START Given information

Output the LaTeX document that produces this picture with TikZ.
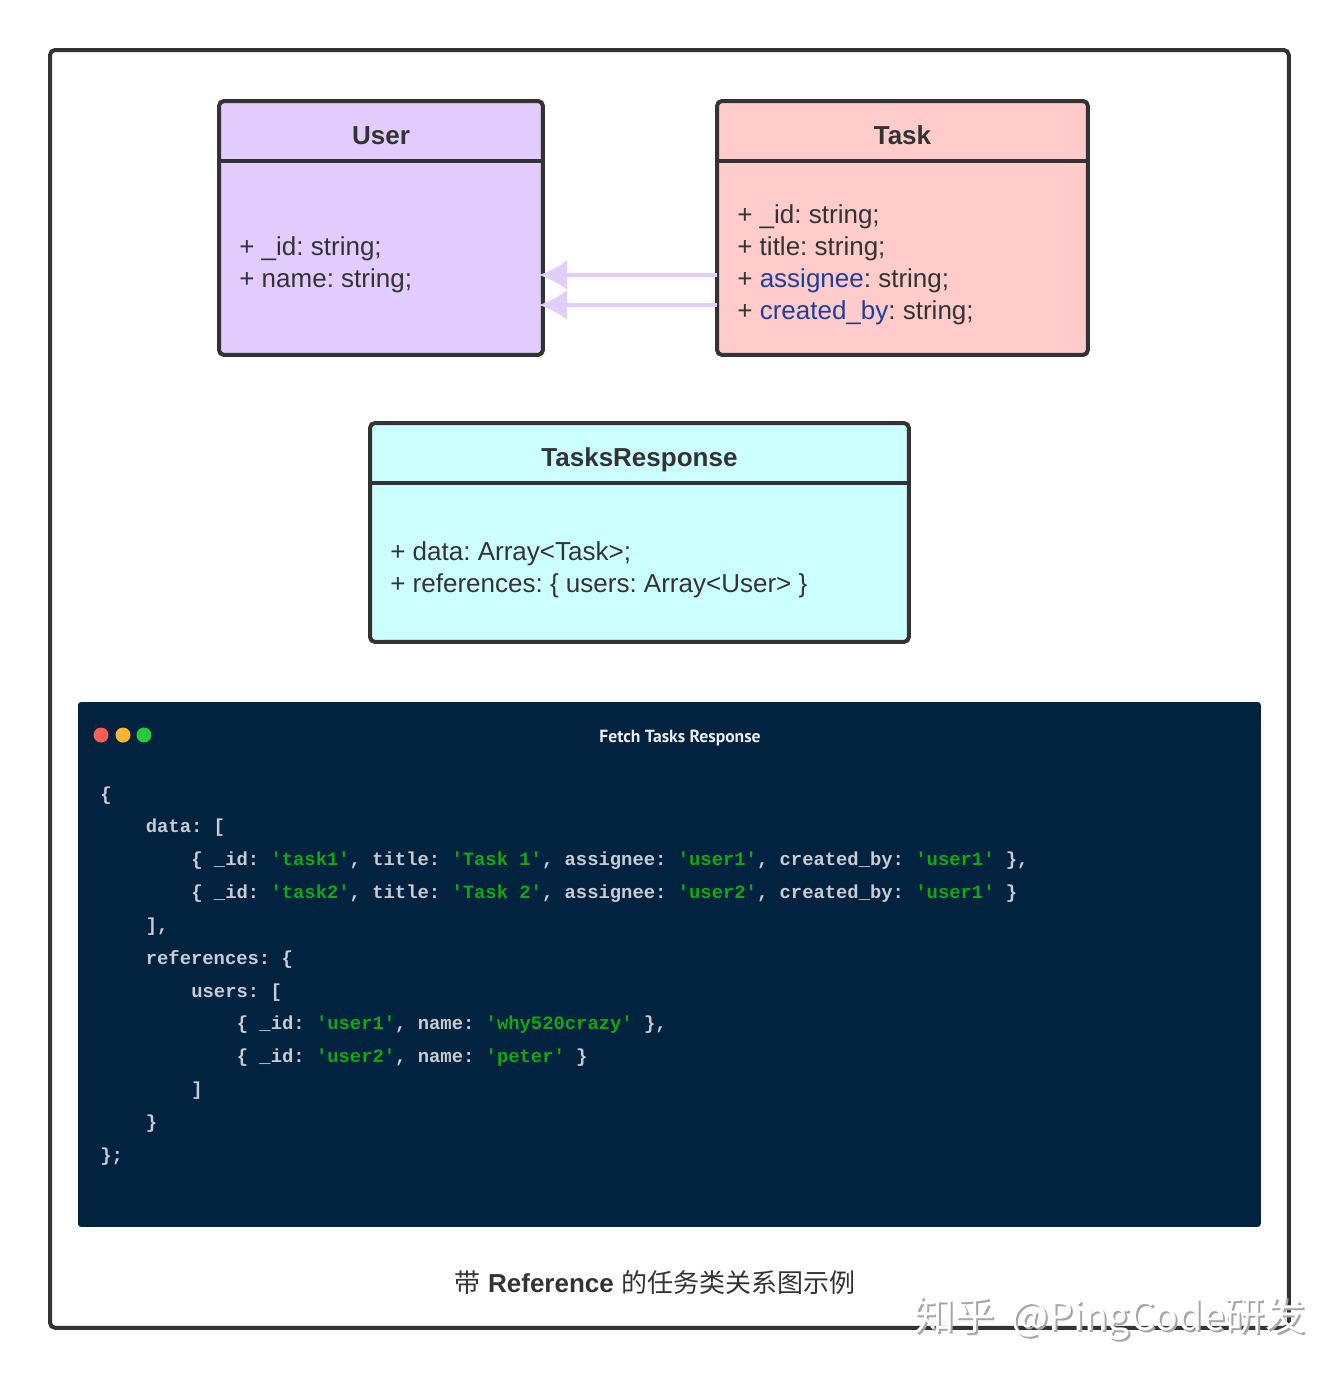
\documentclass[tikz,border=0pt]{standalone}
\usepackage{fontspec}
\usepackage{tikz}
\usetikzlibrary{arrows.meta}
\setmainfont{Liberation Sans}
\newfontfamily\codefont{Liberation Mono}
\newfontfamily\panelfont{PT Sans}
\newfontfamily\cjk{Noto Sans CJK SC}
\definecolor{linegray}{HTML}{333333}
\definecolor{userfill}{HTML}{E3CCFF}
\definecolor{taskfill}{HTML}{FFCCCB}
\definecolor{respfill}{HTML}{CCFFFF}
\definecolor{linkblue}{HTML}{1F3F99}
\definecolor{arrowfill}{HTML}{E1CFFB}
\definecolor{panelblue}{HTML}{012340}
\definecolor{codegray}{HTML}{C8CCD2}
\definecolor{codegreen}{HTML}{12A812}
\newcommand{\strval}[1]{\textcolor{codegreen}{#1}}
\newcommand{\linkname}[1]{\textcolor{linkblue}{#1}}
\newcommand{\marktext}{知乎\hspace{4pt} {\fontsize{22.3}{26}\selectfont @PingCode}研发}
\frenchspacing
\tikzset{
  classbox/.style={draw=linegray,line width=0.08cm,rounded corners=0.1cm,anchor=north west,inner sep=0pt,outer sep=0pt},
  classtitle/.style={anchor=north,inner sep=0pt,outer sep=0pt,minimum height=1.2cm,text height=0.88cm,text depth=0.32cm,text=linegray,font=\fontsize{14.8}{18}\selectfont\bfseries},
  classbody/.style={anchor=base west,inner sep=0pt,align=left,text=linegray,font=\fontsize{14.8}{18.2}\selectfont},
  refarrow/.style={draw=arrowfill,line width=0.08cm,-{Latex[length=0.56cm,width=0.6cm]}},
  codeline/.style={anchor=base west,inner sep=0pt,text=codegray,font=\fontsize{10.73}{13}\codefont\bfseries}
}
\begin{document}
\begin{tikzpicture}[x=0.02cm,y=-0.02cm]
  \useasboundingbox (0,0) rectangle (1340,1379);

  \node[classbox,minimum width=24.78cm,minimum height=25.56cm] (frame) at (50,50) {};

  % class boxes
  \node[classbox,fill=userfill,minimum width=6.48cm,minimum height=5.08cm] (user) at (219,101) {};
  \node[classtitle,minimum width=6.48cm] (usertitle) at (user.north) {User};
  \draw[linegray,line width=0.08cm] (usertitle.south west) -- (usertitle.south east);
  \node[classbody] (userbody) at (239,287) {+ \_id: string;\\+ name: string;};

  \node[classbox,fill=taskfill,minimum width=7.42cm,minimum height=5.08cm] (task) at (717,101) {};
  \node[classtitle,minimum width=7.42cm] (tasktitle) at (task.north) {Task};
  \draw[linegray,line width=0.08cm] (tasktitle.south west) -- (tasktitle.south east);
  \node[classbody] (taskbody) at (737,319) {+ \_id: string;\\+ title: string;\\+ \linkname{assignee}: string;\\+ \linkname{created\_by}: string;};

  \node[classbox,fill=respfill,minimum width=10.78cm,minimum height=4.38cm] (resp) at (370,423) {};
  \node[classtitle,minimum width=10.78cm] (resptitle) at (resp.north) {TasksResponse};
  \draw[linegray,line width=0.08cm] (resptitle.south west) -- (resptitle.south east);
  \node[classbody] (respbody) at (390,592) {+ data: Array<Task>;\\+ references: \{ users: Array<User> \}};

  % links
  \coordinate (assigneeout) at (717,275);
  \coordinate (assigneein) at (539,275);
  \coordinate (creatorout) at (717,305);
  \coordinate (creatorin) at (539,305);
  \draw[refarrow] (assigneeout) -- (assigneein);
  \draw[refarrow] (creatorout) -- (creatorin);

  % response panel
  \node[fill=panelblue,rounded corners=0.06cm,anchor=north west,inner sep=0pt,outer sep=0pt,minimum width=23.66cm,minimum height=10.5cm] (panel) at (78,702) {};
  \foreach \x/\c in {101/FF5F56,123/FFB52E,144/27C93F} {
    \definecolor{dotcolor}{HTML}{\c}
    \fill[dotcolor] (\x,735) circle (0.15cm);
  }
  \node[inner sep=0pt,text=white!92!panelblue,font=\fontsize{10}{12}\panelfont\bfseries] (paneltitle) at (680,738) {Fetch Tasks Response};

  \foreach \row/\lvl/\txt in {
    0/0/{\{},
    1/1/{data: [},
    2/2/{\{ \_id: \strval{'task1'}, title: \strval{'Task 1'}, assignee: \strval{'user1'}, created\_by: \strval{'user1'} \},},
    3/2/{\{ \_id: \strval{'task2'}, title: \strval{'Task 2'}, assignee: \strval{'user2'}, created\_by: \strval{'user1'} \}},
    4/1/{],},
    5/1/{references: \{},
    6/2/{users: [},
    7/3/{\{ \_id: \strval{'user1'}, name: \strval{'why520crazy'} \},},
    8/3/{\{ \_id: \strval{'user2'}, name: \strval{'peter'} \}},
    9/2/{]},
    10/1/{\}},
    11/0/{\};}
  } {
    \node[codeline] (code\row) at ({100+45.5*\lvl},{800+32.85*\row}) {\txt};
  }

  \node[inner sep=0pt,text=linegray,font=\fontsize{14.8}{18}\selectfont] (caption) at (655,1283) {{\cjk 带} \textbf{Reference} {\cjk 的任务类关系图示例}};

  % watermark
  \node[inner sep=0pt,text=black!35,font=\fontsize{23}{26}\cjk] (markshadow) at (1112,1320) {\marktext};
  \node[inner sep=0pt,text=white,font=\fontsize{23}{26}\cjk] (mark) at (1110,1318) {\marktext};
\end{tikzpicture}
\end{document}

END Given information

## Required task:
Repeat the data exactly, dropping every picture it holds.

## Response to this exercise:
Output the LaTeX document that produces this picture with TikZ.
\documentclass[tikz,border=0pt]{standalone}
\usepackage{fontspec}
\usepackage{tikz}
\usetikzlibrary{arrows.meta}
\setmainfont{Liberation Sans}
\newfontfamily\codefont{Liberation Mono}
\newfontfamily\panelfont{PT Sans}
\newfontfamily\cjk{Noto Sans CJK SC}
\definecolor{linegray}{HTML}{333333}
\definecolor{userfill}{HTML}{E3CCFF}
\definecolor{taskfill}{HTML}{FFCCCB}
\definecolor{respfill}{HTML}{CCFFFF}
\definecolor{linkblue}{HTML}{1F3F99}
\definecolor{arrowfill}{HTML}{E1CFFB}
\definecolor{panelblue}{HTML}{012340}
\definecolor{codegray}{HTML}{C8CCD2}
\definecolor{codegreen}{HTML}{12A812}
\newcommand{\strval}[1]{\textcolor{codegreen}{#1}}
\newcommand{\linkname}[1]{\textcolor{linkblue}{#1}}
\newcommand{\marktext}{知乎\hspace{4pt} {\fontsize{22.3}{26}\selectfont @PingCode}研发}
\frenchspacing
\tikzset{
  classbox/.style={draw=linegray,line width=0.08cm,rounded corners=0.1cm,anchor=north west,inner sep=0pt,outer sep=0pt},
  classtitle/.style={anchor=north,inner sep=0pt,outer sep=0pt,minimum height=1.2cm,text height=0.88cm,text depth=0.32cm,text=linegray,font=\fontsize{14.8}{18}\selectfont\bfseries},
  classbody/.style={anchor=base west,inner sep=0pt,align=left,text=linegray,font=\fontsize{14.8}{18.2}\selectfont},
  refarrow/.style={draw=arrowfill,line width=0.08cm,-{Latex[length=0.56cm,width=0.6cm]}},
  codeline/.style={anchor=base west,inner sep=0pt,text=codegray,font=\fontsize{10.73}{13}\codefont\bfseries}
}
\begin{document}
\begin{tikzpicture}[x=0.02cm,y=-0.02cm]
  \useasboundingbox (0,0) rectangle (1340,1379);

  \node[classbox,minimum width=24.78cm,minimum height=25.56cm] (frame) at (50,50) {};

  % class boxes
  \node[classbox,fill=userfill,minimum width=6.48cm,minimum height=5.08cm] (user) at (219,101) {};
  \node[classtitle,minimum width=6.48cm] (usertitle) at (user.north) {User};
  \draw[linegray,line width=0.08cm] (usertitle.south west) -- (usertitle.south east);
  \node[classbody] (userbody) at (239,287) {+ \_id: string;\\+ name: string;};

  \node[classbox,fill=taskfill,minimum width=7.42cm,minimum height=5.08cm] (task) at (717,101) {};
  \node[classtitle,minimum width=7.42cm] (tasktitle) at (task.north) {Task};
  \draw[linegray,line width=0.08cm] (tasktitle.south west) -- (tasktitle.south east);
  \node[classbody] (taskbody) at (737,319) {+ \_id: string;\\+ title: string;\\+ \linkname{assignee}: string;\\+ \linkname{created\_by}: string;};

  \node[classbox,fill=respfill,minimum width=10.78cm,minimum height=4.38cm] (resp) at (370,423) {};
  \node[classtitle,minimum width=10.78cm] (resptitle) at (resp.north) {TasksResponse};
  \draw[linegray,line width=0.08cm] (resptitle.south west) -- (resptitle.south east);
  \node[classbody] (respbody) at (390,592) {+ data: Array<Task>;\\+ references: \{ users: Array<User> \}};

  % links
  \coordinate (assigneeout) at (717,275);
  \coordinate (assigneein) at (539,275);
  \coordinate (creatorout) at (717,305);
  \coordinate (creatorin) at (539,305);
  \draw[refarrow] (assigneeout) -- (assigneein);
  \draw[refarrow] (creatorout) -- (creatorin);

  % response panel
  \node[fill=panelblue,rounded corners=0.06cm,anchor=north west,inner sep=0pt,outer sep=0pt,minimum width=23.66cm,minimum height=10.5cm] (panel) at (78,702) {};
  \foreach \x/\c in {101/FF5F56,123/FFB52E,144/27C93F} {
    \definecolor{dotcolor}{HTML}{\c}
    \fill[dotcolor] (\x,735) circle (0.15cm);
  }
  \node[inner sep=0pt,text=white!92!panelblue,font=\fontsize{10}{12}\panelfont\bfseries] (paneltitle) at (680,738) {Fetch Tasks Response};

  \foreach \row/\lvl/\txt in {
    0/0/{\{},
    1/1/{data: [},
    2/2/{\{ \_id: \strval{'task1'}, title: \strval{'Task 1'}, assignee: \strval{'user1'}, created\_by: \strval{'user1'} \},},
    3/2/{\{ \_id: \strval{'task2'}, title: \strval{'Task 2'}, assignee: \strval{'user2'}, created\_by: \strval{'user1'} \}},
    4/1/{],},
    5/1/{references: \{},
    6/2/{users: [},
    7/3/{\{ \_id: \strval{'user1'}, name: \strval{'why520crazy'} \},},
    8/3/{\{ \_id: \strval{'user2'}, name: \strval{'peter'} \}},
    9/2/{]},
    10/1/{\}},
    11/0/{\};}
  } {
    \node[codeline] (code\row) at ({100+45.5*\lvl},{800+32.85*\row}) {\txt};
  }

  \node[inner sep=0pt,text=linegray,font=\fontsize{14.8}{18}\selectfont] (caption) at (655,1283) {{\cjk 带} \textbf{Reference} {\cjk 的任务类关系图示例}};

  % watermark
  \node[inner sep=0pt,text=black!35,font=\fontsize{23}{26}\cjk] (markshadow) at (1112,1320) {\marktext};
  \node[inner sep=0pt,text=white,font=\fontsize{23}{26}\cjk] (mark) at (1110,1318) {\marktext};
\end{tikzpicture}
\end{document}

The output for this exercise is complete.